The Home Affordable Modification Program (HAMP) came under more pressure today after Chase revealed the process has been cumbersome and less successful than its own loss mitigation efforts.
Since the program launched earlier this year, Chase has offered 199,033 HAMP modifications, with just 16,131 approved for permanent mods and only 4,302 actually completed.
That compares to 160,826 Chase loan modifications offered, 72,888 approved for permanent mods, and 58,239 completing the process.
More than half of the borrowers who were offered HAMP trials by Chase between April and September have already made the required three payments, but failed to provide necessary paperwork to move forward.

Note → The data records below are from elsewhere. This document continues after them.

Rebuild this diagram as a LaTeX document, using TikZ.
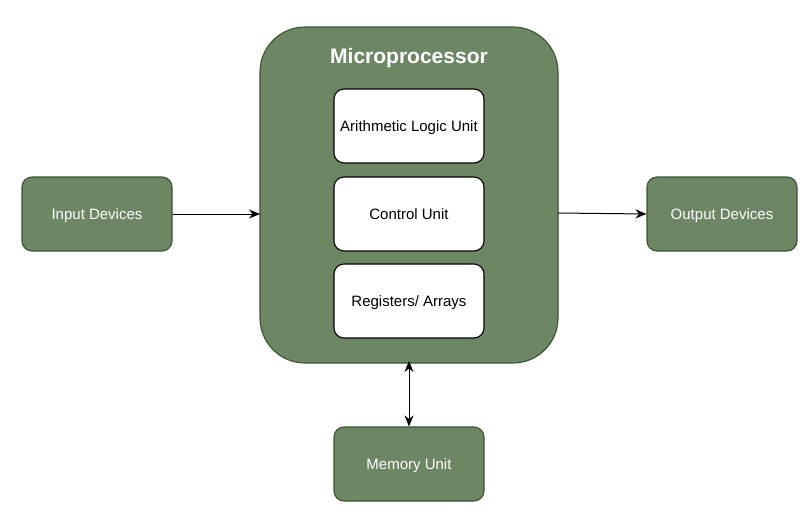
\documentclass[tikz,border=0pt]{standalone}
\usepackage{fontspec}
\setmainfont{Liberation Sans}
\usetikzlibrary{arrows.meta}
\definecolor{gfill}{HTML}{6D8764}
\definecolor{gdraw}{HTML}{3A5431}
\tikzset{
  boxtext/.style={font=\fontsize{15}{18}\selectfont, text height=11pt, text depth=1pt},
  greenbox/.style={draw=gdraw, fill=gfill, line width=1.1pt, rounded corners=10pt, text=white, boxtext},
  whitebox/.style={draw=black, fill=white, line width=1.1pt, rounded corners=10pt, text=black, boxtext},
  conn/.style={line width=1pt, -{Stealth[length=11pt,width=9pt]}},
}
\begin{document}
\begin{tikzpicture}[x=1pt,y=-1pt]
\useasboundingbox (0,0) rectangle (812,520);
\fill[white] (0,0) rectangle (812,520);
% microprocessor
\draw[draw=gdraw, fill=gfill, line width=1.1pt, rounded corners=45pt] (260,27) rectangle (558,363);
\node[coordinate] (mpW) at (260,214) {};
\node[coordinate] (mpE) at (558,213) {};
\node[coordinate] (mpS) at (409,363) {};
\node[text=white, font=\bfseries\fontsize{21}{24}\selectfont] (title) at (409,58) {Microprocessor};
\node[whitebox, minimum width=150pt, minimum height=74pt] (alu) at (409,126) {Arithmetic Logic Unit};
\node[whitebox, minimum width=150pt, minimum height=74pt] (cu) at (409,214) {Control Unit};
\node[whitebox, minimum width=150pt, minimum height=74pt] (reg) at (409,301) {Registers/ Arrays};
\node[greenbox, minimum width=150pt, minimum height=74pt] (in) at (97,214) {Input Devices};
\node[greenbox, minimum width=150pt, minimum height=74pt] (out) at (722,214) {Output Devices};
\node[greenbox, minimum width=150pt, minimum height=74pt] (mem) at (409,464) {Memory Unit};
\draw[conn] (in.east) -- (mpW);
\draw[conn] (mpE) -- (out.west);
\draw[conn, {Stealth[length=11pt,width=9pt]}-{Stealth[length=11pt,width=9pt]}] ([yshift=2pt]mpS) -- (mem.north);
\end{tikzpicture}
\end{document}
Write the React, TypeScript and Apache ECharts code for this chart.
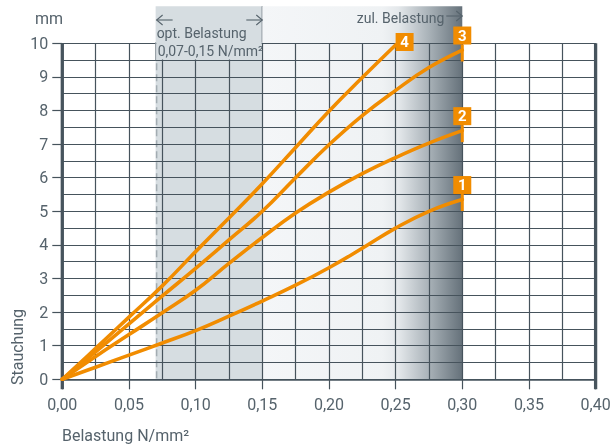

“We first attempt to help struggling borrowers using the Home Affordable Mortgage Program. If they are not eligible for it, we use a range of other modification programs,” said Charlie Scharf, head of Retail Financial Services at Chase, part of JPMorgan Chase & Co.
“We continue to work very hard to convert customers from a trial modification to a permanent modification that lowers their monthly payment, but it has been a struggle,” he said.
Per HAMP rules, to receive a permanent modification borrowers must make at least three trial payments, provide documents that include proof of income and hardship verification, and have their credit re-underwritten.
Some believe borrowers aren’t providing the documents because they fudged the numbers, while others claim Chase and other banks are intentionally making the process difficult for homeowners because they don’t stand to benefit from the loan modifications.
Even so, a staggering 29 percent of borrowers who received trial loan mods failed to make the required mortgage payments, so you can’t simply blame the process.
To step up efforts, the mortgage lender has coordinated a program that calls customers up to 36 times, mails them 15 times, and makes at least two visits to their home, if necessary, to get the required documentation.